Russia Has Its Own Classic Version of an Animated Winnie-the-Pooh
Three short films produced from 1969 through 1972 follow the adventures of A.A. Milne’s characters
Between 1969 and 1972, three Winnie-the Pooh films, directed and created by animator Fyodor Khitruk, came out in the USSR. The first of the American Pooh films had come out just a few years before. But these aren’t ripoffs of those films. They are adaptations of British author A.A. Milne’s stories, first published in 1926, and classics in their own right.
The Soviet version was a hit. "For decades, these films have enchanted East European viewers, both young and old," writes Dan Colman for OpenCulture. "And they still occasionally appear on Russian TV."

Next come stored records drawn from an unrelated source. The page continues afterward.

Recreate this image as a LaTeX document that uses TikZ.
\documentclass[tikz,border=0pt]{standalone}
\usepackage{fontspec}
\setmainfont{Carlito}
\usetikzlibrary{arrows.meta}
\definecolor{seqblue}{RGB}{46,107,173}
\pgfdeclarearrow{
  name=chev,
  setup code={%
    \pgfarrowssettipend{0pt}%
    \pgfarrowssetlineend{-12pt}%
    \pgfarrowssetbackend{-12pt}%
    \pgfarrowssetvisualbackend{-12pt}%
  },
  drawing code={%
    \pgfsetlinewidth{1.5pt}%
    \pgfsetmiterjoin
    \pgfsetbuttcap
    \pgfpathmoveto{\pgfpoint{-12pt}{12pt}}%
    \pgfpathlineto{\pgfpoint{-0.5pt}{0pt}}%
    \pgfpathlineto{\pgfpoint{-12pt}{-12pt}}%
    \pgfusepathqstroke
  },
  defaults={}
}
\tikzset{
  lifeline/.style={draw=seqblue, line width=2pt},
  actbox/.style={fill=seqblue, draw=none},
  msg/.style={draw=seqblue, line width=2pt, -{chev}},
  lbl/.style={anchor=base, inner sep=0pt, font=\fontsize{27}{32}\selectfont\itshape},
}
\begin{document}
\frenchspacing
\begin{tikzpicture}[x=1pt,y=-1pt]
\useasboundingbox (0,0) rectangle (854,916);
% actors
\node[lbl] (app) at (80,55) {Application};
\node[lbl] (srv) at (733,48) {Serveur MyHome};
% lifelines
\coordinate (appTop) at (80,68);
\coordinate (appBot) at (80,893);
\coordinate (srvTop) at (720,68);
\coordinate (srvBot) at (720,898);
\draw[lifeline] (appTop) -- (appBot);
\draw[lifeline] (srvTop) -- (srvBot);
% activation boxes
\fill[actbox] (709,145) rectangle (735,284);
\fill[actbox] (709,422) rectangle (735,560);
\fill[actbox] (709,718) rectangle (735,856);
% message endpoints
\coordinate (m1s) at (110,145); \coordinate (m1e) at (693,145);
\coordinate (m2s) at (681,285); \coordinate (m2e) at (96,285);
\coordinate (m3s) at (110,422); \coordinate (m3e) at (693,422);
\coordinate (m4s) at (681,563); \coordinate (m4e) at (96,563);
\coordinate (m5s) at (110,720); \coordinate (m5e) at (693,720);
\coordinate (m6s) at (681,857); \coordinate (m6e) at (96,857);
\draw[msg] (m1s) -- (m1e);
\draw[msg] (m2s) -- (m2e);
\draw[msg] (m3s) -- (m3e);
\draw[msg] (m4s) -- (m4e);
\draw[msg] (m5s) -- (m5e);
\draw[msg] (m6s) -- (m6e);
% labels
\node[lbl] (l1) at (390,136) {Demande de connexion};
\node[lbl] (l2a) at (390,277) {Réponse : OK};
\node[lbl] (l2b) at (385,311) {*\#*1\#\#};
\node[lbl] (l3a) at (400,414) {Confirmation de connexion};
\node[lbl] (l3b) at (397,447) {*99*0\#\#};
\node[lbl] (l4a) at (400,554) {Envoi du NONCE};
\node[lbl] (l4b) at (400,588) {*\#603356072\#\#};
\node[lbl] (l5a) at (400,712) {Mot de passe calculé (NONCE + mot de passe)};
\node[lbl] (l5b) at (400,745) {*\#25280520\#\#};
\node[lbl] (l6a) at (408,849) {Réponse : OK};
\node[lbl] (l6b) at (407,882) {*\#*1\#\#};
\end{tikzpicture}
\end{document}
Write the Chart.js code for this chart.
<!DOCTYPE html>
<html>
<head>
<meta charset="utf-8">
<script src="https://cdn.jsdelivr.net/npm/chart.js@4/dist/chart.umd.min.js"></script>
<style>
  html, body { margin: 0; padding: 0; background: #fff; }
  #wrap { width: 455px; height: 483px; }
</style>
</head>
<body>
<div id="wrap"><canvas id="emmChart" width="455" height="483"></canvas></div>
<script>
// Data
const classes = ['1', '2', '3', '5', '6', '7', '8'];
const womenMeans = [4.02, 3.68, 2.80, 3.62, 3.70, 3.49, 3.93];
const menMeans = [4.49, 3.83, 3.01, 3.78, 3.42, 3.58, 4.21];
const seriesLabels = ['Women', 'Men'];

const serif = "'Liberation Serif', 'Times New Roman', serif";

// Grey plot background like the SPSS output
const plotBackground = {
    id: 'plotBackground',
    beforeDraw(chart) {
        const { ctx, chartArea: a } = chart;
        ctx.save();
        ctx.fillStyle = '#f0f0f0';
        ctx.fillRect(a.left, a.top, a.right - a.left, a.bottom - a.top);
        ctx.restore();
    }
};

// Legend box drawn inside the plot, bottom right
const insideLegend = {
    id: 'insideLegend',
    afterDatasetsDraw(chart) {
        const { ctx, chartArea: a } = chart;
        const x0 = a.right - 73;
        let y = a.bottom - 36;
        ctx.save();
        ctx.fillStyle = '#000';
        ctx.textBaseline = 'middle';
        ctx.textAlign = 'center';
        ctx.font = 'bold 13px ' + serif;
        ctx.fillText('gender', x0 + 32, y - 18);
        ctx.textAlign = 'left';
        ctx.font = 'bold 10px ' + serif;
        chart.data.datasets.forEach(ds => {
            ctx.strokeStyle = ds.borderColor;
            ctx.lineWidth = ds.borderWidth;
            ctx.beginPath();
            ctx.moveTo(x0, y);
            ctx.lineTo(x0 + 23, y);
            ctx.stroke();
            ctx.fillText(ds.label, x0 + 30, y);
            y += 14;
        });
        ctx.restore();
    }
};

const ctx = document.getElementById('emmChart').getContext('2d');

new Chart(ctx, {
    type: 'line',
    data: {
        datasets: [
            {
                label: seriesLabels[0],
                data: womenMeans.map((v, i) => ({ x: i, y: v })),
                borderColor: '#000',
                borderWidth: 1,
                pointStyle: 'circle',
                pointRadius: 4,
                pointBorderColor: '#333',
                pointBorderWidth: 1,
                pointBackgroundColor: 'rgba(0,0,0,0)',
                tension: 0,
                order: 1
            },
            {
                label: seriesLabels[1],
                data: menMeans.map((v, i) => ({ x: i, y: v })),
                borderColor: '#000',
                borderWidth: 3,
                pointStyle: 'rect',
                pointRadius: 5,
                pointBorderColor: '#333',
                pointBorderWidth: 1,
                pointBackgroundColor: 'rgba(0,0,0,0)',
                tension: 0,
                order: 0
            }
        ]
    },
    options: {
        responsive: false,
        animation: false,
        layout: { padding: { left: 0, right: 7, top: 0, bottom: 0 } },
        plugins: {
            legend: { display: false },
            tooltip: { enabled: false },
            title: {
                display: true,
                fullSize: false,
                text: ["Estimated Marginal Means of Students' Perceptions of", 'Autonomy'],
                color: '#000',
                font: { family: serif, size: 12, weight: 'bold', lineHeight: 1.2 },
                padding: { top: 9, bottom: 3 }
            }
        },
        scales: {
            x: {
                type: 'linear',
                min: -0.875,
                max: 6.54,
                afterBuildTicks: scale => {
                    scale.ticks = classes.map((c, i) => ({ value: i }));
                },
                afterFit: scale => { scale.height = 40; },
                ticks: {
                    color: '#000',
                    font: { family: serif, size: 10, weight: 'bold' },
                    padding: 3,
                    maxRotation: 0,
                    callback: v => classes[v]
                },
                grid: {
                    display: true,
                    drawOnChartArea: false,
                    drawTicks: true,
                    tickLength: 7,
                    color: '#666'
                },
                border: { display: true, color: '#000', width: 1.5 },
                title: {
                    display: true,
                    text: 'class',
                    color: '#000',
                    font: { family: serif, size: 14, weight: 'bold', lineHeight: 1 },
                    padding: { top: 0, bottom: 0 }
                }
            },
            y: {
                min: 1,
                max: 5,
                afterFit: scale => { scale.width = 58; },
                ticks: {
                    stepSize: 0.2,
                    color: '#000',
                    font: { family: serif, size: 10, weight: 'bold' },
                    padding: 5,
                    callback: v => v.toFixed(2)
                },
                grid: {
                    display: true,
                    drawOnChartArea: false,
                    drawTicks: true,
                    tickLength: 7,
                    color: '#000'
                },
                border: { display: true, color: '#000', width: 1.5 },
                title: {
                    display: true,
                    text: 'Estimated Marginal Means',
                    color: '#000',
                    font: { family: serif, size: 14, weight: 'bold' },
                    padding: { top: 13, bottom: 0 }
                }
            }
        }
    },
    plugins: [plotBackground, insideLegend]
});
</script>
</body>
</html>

Fans of Russian animation may have seen this version of Winnie-the-Pooh, but it's worth repeat viewing. Here (via The Toast) is the first part:
Like Milne’s original character and Disney's version, Khitruk’s Pooh is a honey-obsessed, round-bellied bear who likes to sing his own made-up lyrics. However, this Pooh’s dialogue and songs are more rapid-fire than the Disney Pooh’s. Instead of folding his arm and tapping his head to "think," Russian Pooh stops and looks straight at the viewer. Russian Piglet is just as eager to please, but much less timid. Russian Rabbit is studious-looking and possesses "very good manners" that keep him from telling Pooh what he really thinks after the bear eats too much of his honey and gets stuck in his front door. Eeyore is somehow sadder; Owl is a woman.

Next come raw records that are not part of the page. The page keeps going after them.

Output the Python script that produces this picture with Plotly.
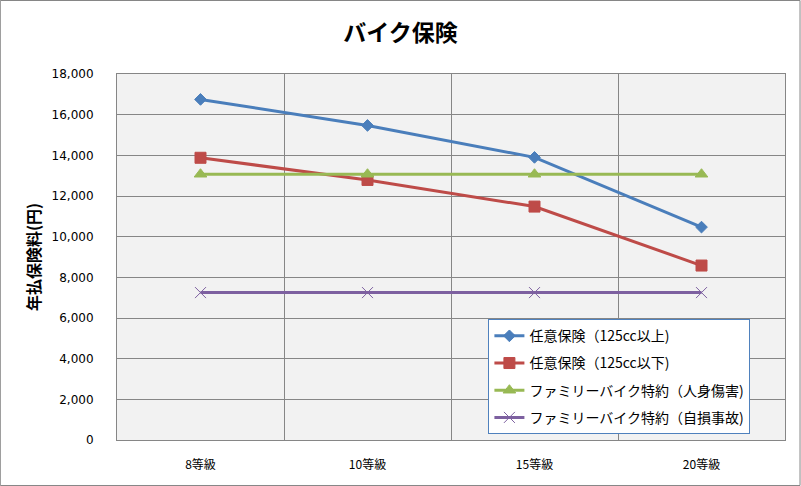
import plotly.graph_objects as go

categories = ["8等級", "10等級", "15等級", "20等級"]
series_names = ["任意保険（125cc以上)", "任意保険（125cc以下)", "ファミリーバイク特約（人身傷害)", "ファミリーバイク特約（自損事故)"]
s1 = [16750, 15470, 13900, 10470]
s2 = [13880, 12790, 11480, 8580]
s3 = [13070, 13070, 13070, 13070]
s4 = [7250, 7250, 7250, 7250]
y_ticks = [0, 2000, 4000, 6000, 8000, 10000, 12000, 14000, 16000, 18000]
y_ticktext = ["0", "2,000", "4,000", "6,000", "8,000", "10,000", "12,000", "14,000", "16,000", "18,000"]

colors = ["#4a7ebb", "#be4b48", "#98b954", "#7d60a0"]
symbols = ["diamond", "square", "triangle-up", "x-thin"]
sizes = [9, 11, 11, 11]

xs = list(range(len(categories)))
fig = go.Figure()
for i, (name, vals, c, sym, sz) in enumerate(zip(series_names, [s1, s2, s3, s4], colors, symbols, sizes)):
    fig.add_trace(go.Scatter(
        x=xs, y=vals, name=name, mode="lines+markers", legendgroup=f"g{i}",
        line=dict(color=c, width=3),
        marker=dict(symbol=sym, size=sz, color=c, line=dict(color=c, width=1)),
    ))

font_jp = "Noto Sans CJK JP"
fig.update_layout(
    width=801, height=486,
    paper_bgcolor="white", plot_bgcolor="#f2f2f2",
    margin=dict(l=117, r=16, t=74, b=46),
    title=dict(text="<b>バイク保険</b>", x=0.5, xanchor="center", y=0.932, yanchor="middle",
               font=dict(family=font_jp, size=23, color="black")),
    showlegend=True,
    legend=dict(x=0.556, y=0.33, xanchor="left", yanchor="top",
                bordercolor="#4f81bd", borderwidth=1, bgcolor="white",
                font=dict(family=font_jp, size=14, color="black"),
                tracegroupgap=6, itemwidth=30),
    xaxis=dict(range=[-0.5, 3.5], tickmode="array", tickvals=xs, ticktext=categories,
               showgrid=False, zeroline=False, showline=True, linecolor="#868686", mirror=True,
               ticks="", ticklabelstandoff=14, tickfont=dict(family=font_jp, size=12, color="black"),
               minor=dict(showgrid=True, tick0=0.5, dtick=1, gridcolor="#868686", gridwidth=1, ticks="")),
    yaxis=dict(range=[0, 18000], tickmode="array", tickvals=y_ticks, ticktext=y_ticktext,
               showgrid=True, gridcolor="#868686", gridwidth=1, zeroline=False,
               showline=True, linecolor="#868686", mirror=True, ticks="", ticklabelstandoff=20,
               tickfont=dict(family="DejaVu Sans", size=12, color="black"),
               title=dict(text="<b>年払保険料(円)</b>", font=dict(family=font_jp, size=16, color="black"), standoff=6)),
    shapes=[dict(type="rect", xref="paper", yref="paper",
                 x0=-0.1747, x1=1.0225, y0=-0.1243, y1=1.2008,
                 line=dict(color="#868686", width=1), fillcolor="rgba(0,0,0,0)", layer="below")],
)

fig.write_html("out.html", config={"displayModeBar": False},
               post_script="document.body.style.margin='0px';document.body.style.padding='0px';")
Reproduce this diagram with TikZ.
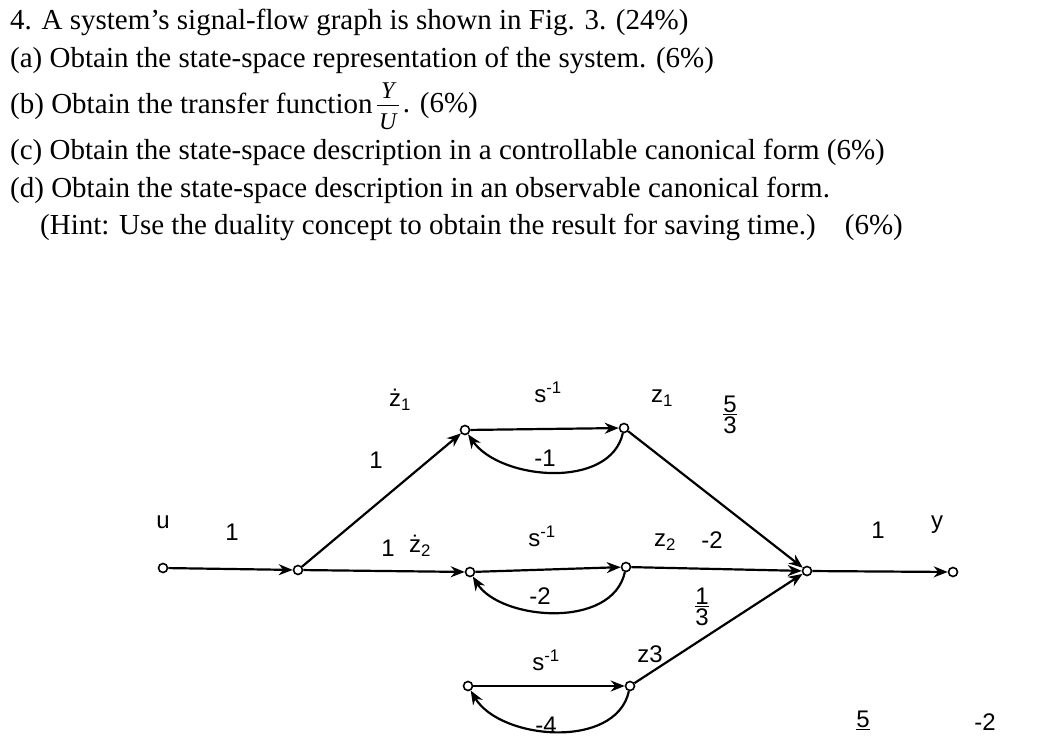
\documentclass[tikz,border=0pt]{standalone}
\usepackage{fontspec}
\setmainfont{Liberation Serif}
\newfontfamily\hand{Liberation Sans}
\usetikzlibrary{arrows.meta}
\newcommand\myfrc[2]{\begin{tabular}{@{}c@{}}#1\\[-6pt]\hline\rule{0pt}{0.8em}#2\end{tabular}}
\begin{document}
\begin{tikzpicture}[x=1pt,y=-1pt,
  nd/.style={circle,draw,line width=1.6pt,inner sep=0pt,minimum size=9pt},
  br/.style={line width=2.2pt,-{Stealth[length=14pt,width=11pt]}},
  lb/.style={font=\hand\fontsize{24}{26}\selectfont},
  tx/.style={anchor=west,font=\fontsize{29}{32}\selectfont,inner sep=0pt}]
\useasboundingbox (0,0) rectangle (1038,746);
\node[tx] at (10,22) {4. A system’s signal-flow graph is shown in Fig. 3. (24\%)};
\node[tx] at (10,60) {(a) Obtain the state-space representation of the system. (6\%)};
\node[tx] (bt) at (10,106) {(b) Obtain the transfer function};
\node[inner sep=0pt,font=\fontsize{24}{26}\selectfont\itshape] (yu) at ([xshift=15pt,yshift=15pt]bt.east) {Y};
\node[inner sep=0pt,font=\fontsize{24}{26}\selectfont\itshape] (uu) at ([xshift=15pt,yshift=-16pt]bt.east) {U};
\draw[line width=1pt] ([xshift=4pt,yshift=0pt]bt.east) -- ++(22,0);
\node[tx] at ([xshift=30pt]bt.east) {. (6\%)};
\node[tx] at (10,152) {(c) Obtain the state-space description in a controllable canonical form (6\%)};
\node[tx] at (10,190) {(d) Obtain the state-space description in an observable canonical form.};
\node[tx] at (40,227) {(Hint: Use the duality concept to obtain the result for saving time.)\quad(6\%)};

\node[nd] (u) at (163,568) {};
\node[nd] (a) at (298,570) {};
\node[nd] (x1d) at (465,430) {};
\node[nd] (x1) at (624,428) {};
\node[nd] (x2d) at (470,572) {};
\node[nd] (x2) at (626,567) {};
\node[nd] (x3d) at (468,686) {};
\node[nd] (x3) at (630,686) {};
\node[nd] (s) at (807,571) {};
\node[nd] (y) at (953,572) {};

\draw[br] (u) -- (a);
\draw[br] (a) -- (x1d);
\draw[br] (a) -- (x2d);
\draw[br] (x1d) -- (x1);
\draw[br] (x2d) -- (x2);
\draw[br] (x3d) -- (x3);
\draw[br] (x1) -- (s);
\draw[br] (x2) -- (s);
\draw[br] (x3) -- (s);
\draw[br] (s) -- (y);
\draw[br] (x1) .. controls (610,490) and (500,480) .. (x1d);
\draw[br] (x2) .. controls (612,630) and (500,620) .. (x2d);
\draw[br] (x3) .. controls (616,750) and (500,740) .. (x3d);

\node[lb] at (163,522) {u};
\node[lb] at (232,532) {1};
\node[lb] at (376,460) {1};
\node[lb] at (400,400) {ż\textsubscript{1}};
\node[lb] at (548,392) {s\textsuperscript{-1}};
\node[lb] at (662,398) {z\textsubscript{1}};
\node[lb] at (730,418) {\myfrc{5}{3}};
\node[lb] at (545,458) {-1};
\node[lb] at (388,548) {1};
\node[lb] at (420,546) {ż\textsubscript{2}};
\node[lb] at (542,536) {s\textsuperscript{-1}};
\node[lb] at (665,542) {z\textsubscript{2}};
\node[lb] at (712,540) {-2};
\node[lb] at (540,596) {-2};
\node[lb] at (702,610) {\myfrc{1}{3}};
\node[lb] at (546,660) {s\textsuperscript{-1}};
\node[lb] at (650,654) {z3};
\node[lb] at (546,725) {-4};
\node[lb] at (878,530) {1};
\node[lb] at (937,525) {y};
\node[lb] at (863,733) {\myfrc{5}{\phantom{3}}};
\node[lb] at (985,722) {-2};
\end{tikzpicture}
\end{document}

Khitruk’s Winnie-the-Pooh doesn’t include the young boy, Christopher Robin, or any humans in its cast. There’s no Tigger, either: the three-part animation sticks to stories from Milne’s first book, and the bouncy tiger wasn’t introduced until the sequel, explains the author of the Snarky Nomad blog. The Soviet version is "a universe where Vinni Pukh and his friends are very much alive, not as forest animals or stuffed toys but as 'real' characters with no traces of human interference," writes Swiss film scholar and animator Oswald Iten in his blog Colorful Animation Expressions (via Cartoonbrew).